Again, this finding corresponded well to the loading results presented here, since five out of eight drugs were located at least partly at the lipid-water interface. The tendency to localize at the lipid-water interface seemed to be associated with a high melting temperature: betamethasone valerate, itraconazole, ketoconazole and mefenamic acid were all mostly located at the interface and melt above 147 °C, while dibucaine and fenofibrate are low melting and both resided in the lipid droplet core. For the two remaining drugs, the connection was less distinct: flufenamic acid (Tm = 134 °C) was located at the lipid-water interface and also in the droplet core, while clotrimazole (Tm = 147 °C) was presumably predominantly located in the droplet core. Association of most drugs to the lipid-water interface in our study underlines a major advantage of passive loading as a novel screening method: Drug loading to the nanoparticle surface can hardly be accounted for in conventional screening approaches, where drug solubility is determined in the pure excipient.
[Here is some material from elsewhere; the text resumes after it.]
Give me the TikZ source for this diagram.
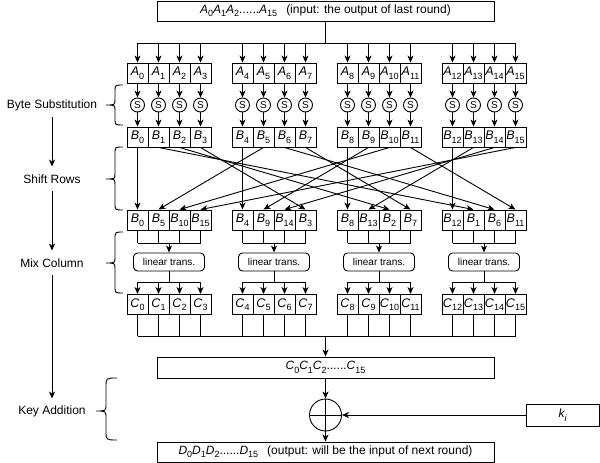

This is a drawback of experimental as well as computer-based techniques like molecular dynamics modeling or Quantitative Structure-Property Relationships (QSPR), which so far are unable to predict the amount of drug localized at interfaces (Rane and Anderson, 2008).
4.Conclusion
Passive loading was successful for all eight selected drug substances and again proved to be an effective, straightforward screening method for poorly water-soluble drug candidates. dibucaine, fenofibrate and, though less distinct, also clotrimazole were loaded predominantly to the lipid core of the emulsion droplets, while the remaining five drugs were located at the lipid-water interface to different, but substantial degrees. The ability to take account of drug loading to the lipid-water interface is thus a major advantage of passive loading. Drug localization at the lipid-water interface was predominantly observed for drugs melting above 150 °C, so the solubility of lipophilic, but more polar or high melting and thus less “lipid-loving” drugs seems to especially benefit from association to the lipid-water interface. Carrier overloading and subsequent recrystallization of drug has not been Cinchocaine observed for passive loading in the cases studied here, but the presence of water can cause alterations in the chemical or physical structure of a drug, so that less soluble polymorphs, solvates or chemical degradation products of the drug may precipitate.